Minerais de argila podem revelar por quanto tempo a água esteve presente e reter material orgânico formado pela vida, ou que foi usado para formar a vida, explicou. Quanto mais os cientistas descobrem sobre os minerais em Marte, mais isso muda nossa compreensão do Planeta Vermelho.
“As argilas estão no centro do que estamos tentando fazer com o rover Perseverance e a missão Mars Sample Return, porque elas são, provavelmente, um dos minerais mais importantes que podemos trazer de volta”, afirmou Horgan.
Olhando para o futuro
Tudo o que os cientistas dos polos de Marte querem é investigar de perto sua área de interesse com mais detalhes, aterrissando uma missão em um dos polos.
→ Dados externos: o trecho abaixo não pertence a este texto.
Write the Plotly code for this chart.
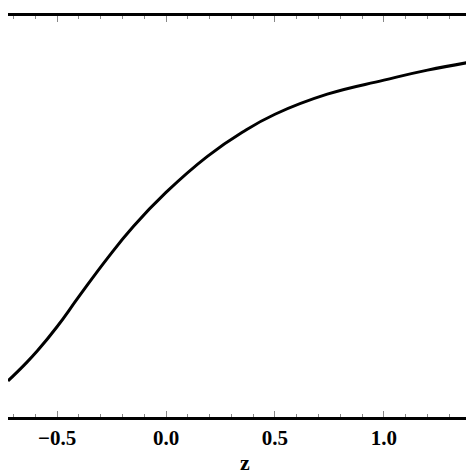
import plotly.graph_objects as go

z = [-0.725, -0.65, -0.59, -0.5, -0.4, -0.27, -0.15, 0.0, 0.19, 0.35, 0.5, 0.74, 1.0, 1.2, 1.45]
f = [0.09, 0.13, 0.165, 0.225, 0.30, 0.395, 0.475, 0.56, 0.65, 0.71, 0.755, 0.805, 0.84, 0.865, 0.89]

fig = go.Figure(go.Scatter(x=z, y=f, mode="lines", line=dict(color="black", width=3, shape="spline", smoothing=1.3), hoverinfo="skip"))
fig.update_layout(
    width=474, height=474, margin=dict(l=0, r=0, t=8, b=65, autoexpand=False),
    paper_bgcolor="white", plot_bgcolor="white", showlegend=False,
    font=dict(family="Liberation Serif", color="black"),
)
common = dict(range=[-0.725, 1.45], showgrid=False, zeroline=False, showline=True, linecolor="black", linewidth=3,
              ticks="inside", ticklen=6, tickcolor="#888", tickwidth=1, automargin=False,
              minor=dict(ticks="inside", ticklen=3, tickcolor="#888", dtick=0.1, tick0=0))
fig.update_xaxes(**common, tickvals=[-0.5, 0.0, 0.5, 1.0, 1.5], ticktext=["<b>−0.5</b>", "<b>0.0</b>", "<b>0.5</b>", "<b>1.0</b>", "<b>1.5</b>"],
                 tickfont=dict(size=21), title=dict(text="<b>z</b>", font=dict(size=22), standoff=6))
fig.add_trace(go.Scatter(x=[None], y=[None], xaxis="x2", showlegend=False))
fig.update_layout(xaxis2=dict(**common, tickvals=[-0.5, 0.0, 0.5, 1.0, 1.5], overlaying="x", side="top", showticklabels=False, matches="x"))
fig.update_yaxes(range=[0, 1], showgrid=False, zeroline=False, showticklabels=False, showline=False, automargin=False)
fig.write_html("out.html")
“É realmente o único lugar no sistema solar em que poderíamos fazer esse tipo de estudo climático”, disse Horgan.
Na Terra, núcleos de geleiras e mantos de gelo agem como um registro da atmosfera e do clima do nosso planeta que remonta a milhões de anos. As calotas polares marcianas têm potencialmente milhões ou mesmo centenas de milhões de anos. Os núcleos dos polos marcianos seriam uma “mina de ouro”, comentou Khuller.
“As calotas polares, especialmente a do Norte, promovem toda a distribuição de água no planeta. É basicamente o pulmão do planeta”, declarou Smith. “Queremos saber como o polo norte faz isso tudo”.
Teoricamente, uma versão polar do helicóptero Ingenuity, que está voando ao lado do rover Perseverance, poderia medir as camadas em penhascos de gelo nos polos.
O sonho de Smith é que um dia haja uma missão para coletar amostras dessas milhares de camadas nos polos que registram a história de Marte, permitindo aos cientistas olhar de volta no tempo.